One of Pelosi’s most important skills is outlined in a chapter titled “Be Your Own Authentic Self,” which is about the House speaker’s ability to  be comfortable in her own skin and refusal to let anyone put her down.

Gets Under Trump’s Skin

The book’s cover features the now famous photo of Nancy Pelosi in a red coat and shades leaving the White House after she gave a dismissive Trump a smack down that left him momentarily speechless on national television.

That was on December 11, 2018, during what was supposed to be a polite photo-op in the Oval Office after the Democratic House and Senate leaders met with the president to discuss pending legislation,

Trump decided to hijack the supposedly innocuous event to goad Pelosi and Senate Democratic leader Charles Schumer into a debate about the possibility of a government shutdown if he didn’t get his border wall with Mexico. During the heated back and forth, Trump tried to belittle Pelosi who had not yet locked in the 218 votes necessary to become House speaker.

In a story retold in Christine’s book, Trump looked directly at Pelosi yet spoke to her demeaningly in the third person, saying ”Nancy’s in a situation where it is not easy for her to talk right now,  and I understand.  I fully understand that,…”

Pelosi shot back, “Mr. President — Mr. President, please don’t characterize the strength that I bring to this meeting as the leader of the House Democrats, who just won a big victory.”

She then took control of the conversation, coaching the president on how legislation works. Before they left the meeting , she and Schumer had rattled the president enough for him to admit on TV if there was a government shutdown it would be his initiative, not theirs.

And days later, House Democrats quickly gave Pelosi the votes she needed to become speaker.

Pelosi, whom Trump has dismissed as Crazy Nancy or Nervous Nancy, seems able to befuddle Trump in ways no other person can.

Parents Would Have ‘Liked Her To Become A Nun’

In telling Nancy Pelosi’s story, Christine traces how her mother forged ahead in the male-dominated world of elected politics that she was never expected to enter — even though she grew up in an extremely political household.

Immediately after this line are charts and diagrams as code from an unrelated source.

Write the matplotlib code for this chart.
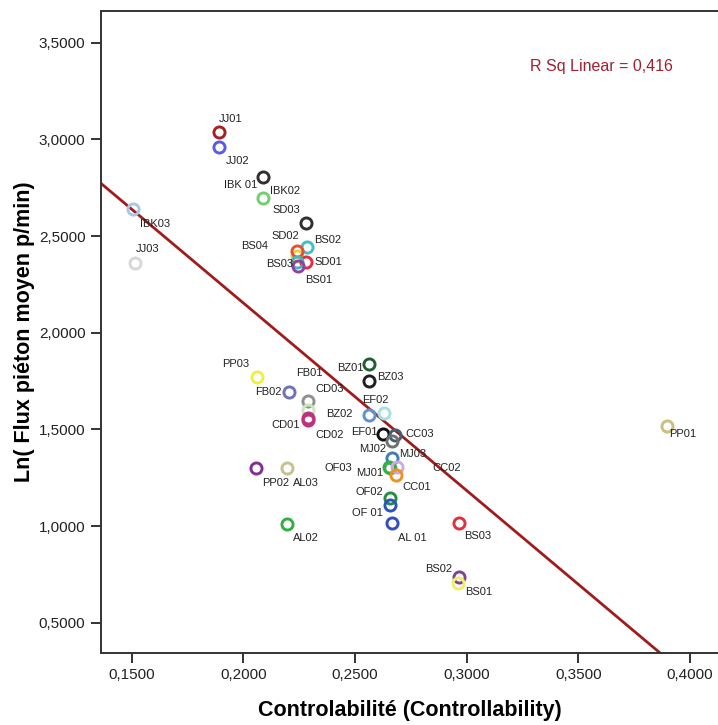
import matplotlib
matplotlib.use("Agg")
import matplotlib.pyplot as plt
import numpy as np
from matplotlib.ticker import FuncFormatter, MultipleLocator

plt.rcParams["font.family"] = ["Liberation Sans", "DejaVu Sans"]

# Sites: name, controllability, ln(pedestrian flow), colour
names = ["JJ01", "JJ02", "IBK 01", "IBK02", "SD03", "SD02", "BS02", "BS04", "SD01",
         "BS03", "BS01", "IBK03", "JJ03", "PP03", "FB01", "FB02", "CD03", "CD01",
         "CD02", "BZ01", "BZ03", "BZ02", "EF02", "EF01", "CC03", "MJ02", "MJ03",
         "OF03", "MJ01", "CC02", "CC01", "OF02", "OF 01", "AL 01", "BS03", "PP02",
         "AL03", "AL02", "BS02", "BS01", "PP01"]
controlability = [0.1891, 0.1891, 0.2089, 0.2089, 0.2280, 0.2242, 0.2284, 0.2239, 0.2280,
                  0.2242, 0.2246, 0.1507, 0.1515, 0.2060, 0.2288, 0.2204, 0.2288, 0.2288,
                  0.2288, 0.2563, 0.2563, 0.2563, 0.2631, 0.2627, 0.2679, 0.2667, 0.2667,
                  0.2657, 0.2654, 0.2687, 0.2684, 0.2657, 0.2657, 0.2667, 0.2966, 0.2057,
                  0.2194, 0.2194, 0.2966, 0.2963, 0.3896]
ln_flux = [3.040, 2.959, 2.807, 2.698, 2.566, 2.395, 2.442, 2.424, 2.367,
           2.367, 2.347, 2.638, 2.359, 1.772, 1.647, 1.692, 1.600, 1.557,
           1.550, 1.838, 1.750, 1.574, 1.583, 1.474, 1.471, 1.441, 1.350,
           1.300, 1.307, 1.307, 1.264, 1.143, 1.109, 1.014, 1.017, 1.299,
           1.299, 1.010, 0.738, 0.704, 1.517]
colors = ["#a82020", "#5a5ae8", "#303030", "#70d070", "#303030", "#e8d040", "#40c0c8",
          "#e85030", "#e03040", "#40b8c0", "#9040a0", "#a8c8e8", "#d8d8d8", "#f0f040",
          "#909090", "#7070c0", "#c8e8b8", "#c03080", "#c03080", "#206030", "#202020",
          "#6090e0", "#a8e0e0", "#101010", "#406070", "#707070", "#4080b0", "#60b070",
          "#30b040", "#d0a8e0", "#f09020", "#209040", "#3050c0", "#3050c0", "#e03040",
          "#803090", "#c8c090", "#30b040", "#8040a0", "#f0f060", "#c8c080"]
r_sq = 0.416

# label offsets from the point, in pixels (right, down)
label_offsets = [(12, -13), (19, 14), (-23, 8), (22, -7), (-20, -13), (-12, -20), (21, -7),
                 (-42, -5), (22, 0), (-18, 2), (20, 14), (22, 15), (13, -14), (-21, -13),
                 (2, -28), (-21, 0), (22, -21), (-22, 7), (22, 15), (-19, 4), (21, -4),
                 (-30, -1), (-9, -13), (-19, -2), (25, -1), (-20, 8), (20, -4), (-52, 0),
                 (-20, 6), (50, 1), (21, 12), (-21, -6), (-23, 8), (20, 15), (19, 13),
                 (20, 15), (19, 15), (19, 14), (-20, -8), (20, 9), (16, 8)]

fig = plt.figure(figsize=(7.18, 7.25), dpi=100)
ax = fig.add_axes([0.1403, 0.0993, 0.8598, 0.8859])

for x, y, c, name, (dx, dy) in zip(controlability, ln_flux, colors, names, label_offsets):
    ax.plot(x, y, "o", ms=8, mfc="none", mec=c, mew=2.1, zorder=3)
    ax.annotate(name, (x, y), xytext=(dx, -dy), textcoords="offset pixels",
                ha="center", va="center", fontsize=8, color="#222222", zorder=4)

# linear fit
slope, intercept = np.polyfit(controlability, ln_flux, 1)
xs = np.array([0.13, 0.42])
ax.plot(xs, intercept + slope * xs, color="#a01c1c", lw=2, zorder=2)

ax.text(0.8105, 0.9124, "R Sq Linear = " + f"{r_sq:.3f}".replace(".", ","),
        transform=ax.transAxes, ha="center", va="center", fontsize=11.5, color="#a02030")

ax.set_xlim(0.13612, 0.41254)
ax.set_ylim(0.3432, 3.6655)
ax.xaxis.set_major_locator(MultipleLocator(0.05))
ax.yaxis.set_major_locator(MultipleLocator(0.5))
fmt = FuncFormatter(lambda v, p: f"{v:.4f}".replace(".", ","))
ax.xaxis.set_major_formatter(fmt)
ax.yaxis.set_major_formatter(fmt)
ax.tick_params(direction="out", length=7, width=1.4, color="#333333",
               labelsize=11, labelcolor="#222222", pad=4)
for s in ax.spines.values():
    s.set_color("#333333")
    s.set_linewidth(1.4)
ax.spines["right"].set_visible(False)

ax.set_xlabel("Controlabilité (Controllability)", fontsize=15.5, fontweight="bold", labelpad=13)
ax.set_ylabel("Ln( Flux piéton moyen p/min)", fontsize=15.5, fontweight="bold", labelpad=3)

fig.savefig("out.png", dpi=100)
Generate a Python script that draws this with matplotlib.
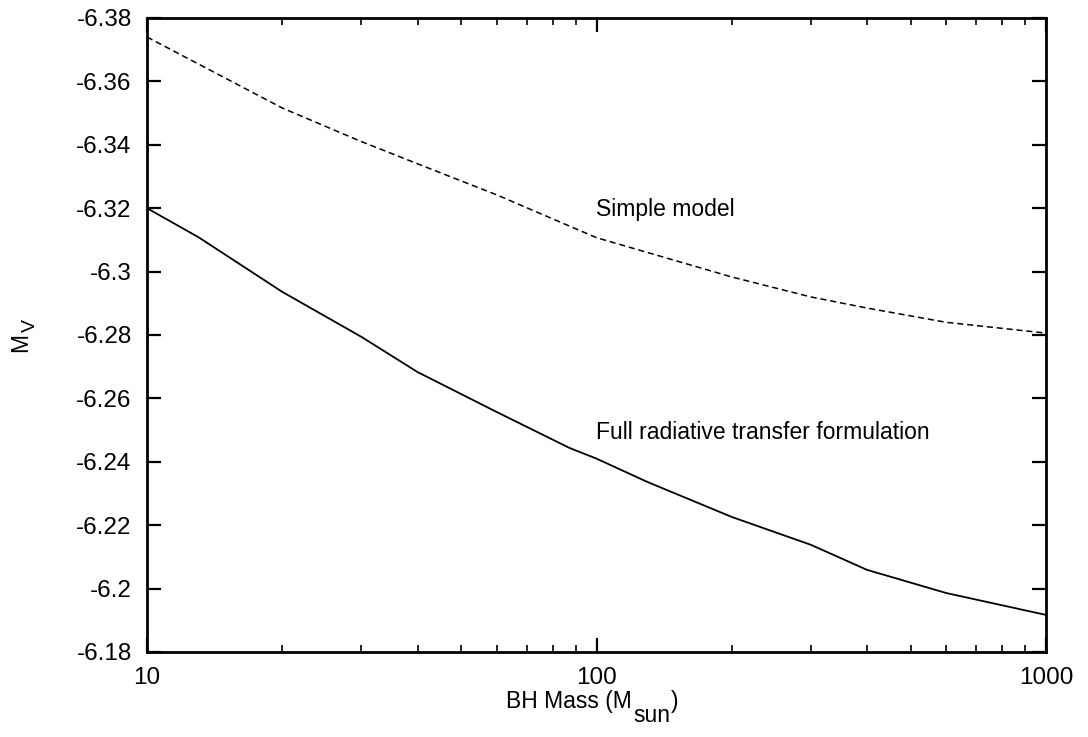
import matplotlib
matplotlib.use("Agg")
import matplotlib.pyplot as plt
from matplotlib.ticker import FixedLocator, FuncFormatter, LogLocator, NullFormatter

plt.rcParams['font.family'] = ['Liberation Sans', 'DejaVu Sans']

# Data
mass_full = [10, 13, 20, 30, 40, 60, 87, 100, 130, 200, 300, 400, 600, 1000]
mv_full = [-6.320, -6.3109, -6.2936, -6.2794, -6.2683, -6.2557, -6.2444,
           -6.2410, -6.2336, -6.2226, -6.2138, -6.2059, -6.1986, -6.1917]
mass_simple = [10, 20, 30, 40, 60, 100, 200, 300, 400, 600, 1000]
mv_simple = [-6.374, -6.3516, -6.341, -6.334, -6.3242, -6.3107, -6.2983,
             -6.292, -6.2885, -6.284, -6.2806]
yticks = [-6.38, -6.36, -6.34, -6.32, -6.30, -6.28, -6.26, -6.24, -6.22, -6.20, -6.18]
xticks = [10, 100, 1000]
label_simple = 'Simple model'
label_full = 'Full radiative transfer formulation'

W, H = 1088, 737
FS = 16.5
fig = plt.figure(figsize=(W / 100, H / 100), dpi=100)
ax = fig.add_axes([147 / W, 1 - 652 / H, (1046 - 147) / W, (652 - 18) / H])

ax.plot(mass_simple, mv_simple, color='black', lw=1.1, dashes=(4, 2.5))
ax.plot(mass_full, mv_full, color='black', lw=1.3)

ax.set_xscale('log')
ax.set_xlim(10, 1000)
ax.set_ylim(-6.18, -6.38)

ax.xaxis.set_major_locator(FixedLocator(xticks))
ax.xaxis.set_major_formatter(FuncFormatter(lambda v, p: f"{v:g}"))
ax.xaxis.set_minor_locator(LogLocator(base=10, subs=range(2, 10)))
ax.xaxis.set_minor_formatter(NullFormatter())
ax.yaxis.set_major_locator(FixedLocator(yticks))
ax.yaxis.set_major_formatter(FuncFormatter(lambda v, p: f"{v:g}"))

ax.tick_params(which='major', direction='in', length=10, width=1.6,
               top=True, right=True, labelsize=17.5, pad=11, colors='black')
ax.tick_params(which='minor', direction='in', length=5, width=1.2,
               top=True, right=True)
for s in ax.spines.values():
    s.set_linewidth(2)

ax.text(100, -6.3175, label_simple, fontsize=FS, ha='left', va='baseline')
ax.text(100, -6.2472, label_full, fontsize=FS, ha='left', va='baseline')

renderer = fig.canvas.get_renderer()
def px(x, y):
    return x / W, 1 - y / H

# X label with full-size lowered subscript
fig.text(*px(632, 708), 'BH Mass (M', fontsize=FS, ha='right', va='baseline')
t2 = fig.text(*px(633, 722), 'sun', fontsize=FS, ha='left', va='baseline')
bb = t2.get_window_extent(renderer)
fig.text(bb.x1 / W + 1 / W, 1 - 708 / H, ')', fontsize=FS, ha='left', va='baseline')

# Y label: M with subscript V, rotated, centred on the axis height
m = fig.text(*px(27, 352), 'M', fontsize=FS, rotation=90, ha='left', va='baseline',
             rotation_mode='anchor')
mb = m.get_window_extent(renderer)
fig.text(35 / W, (mb.y1 + 1) / H, 'V', fontsize=FS * 0.85, rotation=90,
         ha='left', va='baseline', rotation_mode='anchor')

fig.savefig('out.png', dpi=100)
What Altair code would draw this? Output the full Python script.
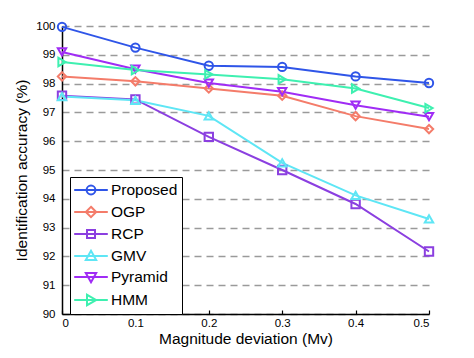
import altair as alt
import pandas as pd

deviation = [0.0, 0.1, 0.2, 0.3, 0.4, 0.5]
series_names = ["Proposed", "OGP", "RCP", "GMV", "Pyramid", "HMM"]
proposed = [99.97, 99.25, 98.62, 98.58, 98.25, 98.02]
ogp = [98.25, 98.08, 97.83, 97.58, 96.87, 96.42]
rcp = [97.58, 97.45, 96.15, 95.0, 93.82, 92.17]
gmv = [97.55, 97.42, 96.88, 95.25, 94.12, 93.3]
pyramid = [99.1, 98.5, 98.02, 97.72, 97.25, 96.85]
hmm = [98.75, 98.47, 98.32, 98.15, 97.83, 97.15]
y_ticks = [90, 91, 92, 93, 94, 95, 96, 97, 98, 99, 100]
x_ticks = [0, 0.1, 0.2, 0.3, 0.4, 0.5]

colors = ["#2f55e8", "#f47c6a", "#8b3fe0", "#5ee6f5", "#a02cf5", "#3ef0b0"]
shapes = ["circle", "diamond", "square", "triangle-up", "triangle-down", "triangle-right"]

# legend glyphs: a line segment with the marker at its middle (unit = 8 px)
line = "M-1.1,0 H3.1 "
legend_paths = [
    line + "M0.45,0 A0.55,0.55 0 1,0 1.55,0 A0.55,0.55 0 1,0 0.45,0 Z",
    line + "M1,-0.65 L1.65,0 L1,0.65 L0.35,0 Z",
    line + "M0.5,-0.5 H1.5 V0.5 H0.5 Z",
    line + "M1,-0.65 L1.65,0.5 L0.35,0.5 Z",
    line + "M1,0.65 L1.65,-0.5 L0.35,-0.5 Z",
    line + "M1.65,0 L0.5,-0.65 L0.5,0.65 Z",
]

values = [proposed, ogp, rcp, gmv, pyramid, hmm]
rows = []
for name, vals in zip(series_names, values):
    for d, v in zip(deviation, vals):
        rows.append({"dev": d, "acc": v, "series": name})
df = pd.DataFrame(rows)

x_enc = alt.X("dev:Q", scale=alt.Scale(domain=[0, 0.5], nice=False),
              axis=alt.Axis(values=x_ticks, format="~g", title="Magnitude deviation (Mv)",
                            grid=False, tickSize=alt.ExprRef(expr="-4"), tickColor="black", tickWidth=1.2,
                            labelPadding=7, titlePadding=3))
y_enc = alt.Y("acc:Q", scale=alt.Scale(domain=[90, 100], nice=False),
              axis=alt.Axis(values=y_ticks, title="Identification accuracy (%)",
                            tickSize=0, labelPadding=7, titlePadding=6,
                            gridDash=[7, 5], gridColor="#9a9a9a", gridWidth=1.5))

color_main = alt.Color("series:N", scale=alt.Scale(domain=series_names, range=colors), legend=None)
shape_main = alt.Shape("series:N", scale=alt.Scale(domain=series_names, range=shapes), legend=None)

base = alt.Chart(df)
lines = base.mark_line(strokeWidth=2).encode(x=x_enc, y=y_enc, color=color_main, detail="series:N")
points = base.mark_point(filled=False, size=70, strokeWidth=2, opacity=1).encode(
    x=x_enc, y=y_enc, color=color_main, shape=shape_main)
main = alt.layer(lines, points)

legend_layer = base.transform_filter("false").mark_point(filled=False, strokeWidth=2, opacity=1).encode(
    x=x_enc, y=y_enc,
    color=alt.Color("series:N", scale=alt.Scale(domain=series_names, range=colors),
                    legend=alt.Legend(title=None)),
    shape=alt.Shape("series:N", scale=alt.Scale(domain=series_names, range=legend_paths),
                    legend=alt.Legend(title=None)),
)

chart = alt.layer(main, legend_layer).resolve_scale(
    color="independent", shape="independent"
).properties(
    width=367, height=288,
    autosize=alt.AutoSizeParams(type="none"),
    padding={"left": 54, "top": 18, "right": 37, "bottom": 36},
).configure_view(stroke=None).configure_axis(
    labelFont="Liberation Sans", titleFont="Liberation Sans",
    labelFontSize=11.5, titleFontSize=15.5, labelColor="black", titleColor="black",
    titleFontWeight="normal", domainColor="black", domainWidth=1.5,
).configure_legend(
    orient="none", legendX=8, legendY=151,
    labelFont="Liberation Sans", labelFontSize=15.5, labelColor="black",
    symbolSize=256, symbolStrokeWidth=2, labelOffset=19,
    strokeColor="black", fillColor="white", padding=4, rowPadding=3,
)

chart.save("out.html", embed_options={"renderer": "svg", "actions": False})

Nancy Pelosi was the youngest of six children of Baltimore Mayor Thomas D’Aleasandro and his wife “Big Nancy” D’ Alesandro,  First Lady of Baltimore.

The boys in the family were encouraged to run for office.  But not the  D’Alesandros’ only daughter, known then as “Little Nancy.”

Christine says, “They would have liked her to become a nun.”

After she moved to San Francisco, the hometown of her husband, Paul Pelosi, she eventually rose from volunteer work to chairwoman of the California State Democratic Party and the chair of the 1984 Democratic Party convention host committee.

According to the book, Pelosi worried then that she was getting too much power, too many titles at one time. Louisiana Congresswoman Lindy Boggs told her, “Darling, no man would have ever said that. And so, darling know thy power and use it.”

Christine writes that the lesson in that is: “Do not confine yourself to other peoples’ expectations for you. Know your power.

If Nancy had listened to what 1950s Baltimore had expected of her, her life would have been different.”

Knowing their power is what Lindy Boggs and Pelosi and the nine other women Democrats in the House did when Nancy was first elected to Congress to represent San Francisco in 1987. The women lawmakers refused to let themselves be sidelined by male leaders in the House.

That leads into another Pelosi lesson described by her daughter in the book as: “Claim your seat at the table.”

She writes, “It is not just about getting to the table but about having the courage to work with purpose once you have gained power. Step into the pool. Step up to the table. Enter with confidence knowing that you belong and bring others with you.”

Christine says her mom was attacked in more than 137,000 ads in the 2018 election cycle but she never internalized the negative messages and she never takes it personally when Trump is itching to draw her into a fight.

“She declutters her mind from distractions, speaking in shorthand and simply changing the conversation to ‘how are your children?’ when she’s had enough. She eats chocolate ice cream for breakfast and reads in bed at night. And goes for long walks,” her daughter writes.

Her mother stayed completely out of the writing and editing of the book and was not interviewed for any of the chapters, she said.

Nancy Pelosi saw it only when it was finished.

“Except for pointing out some grammar errors, she liked it. She did say it might be a little too positive,” Christine said.

“I told her. You are my mom. Let someone else write a mean book about you.”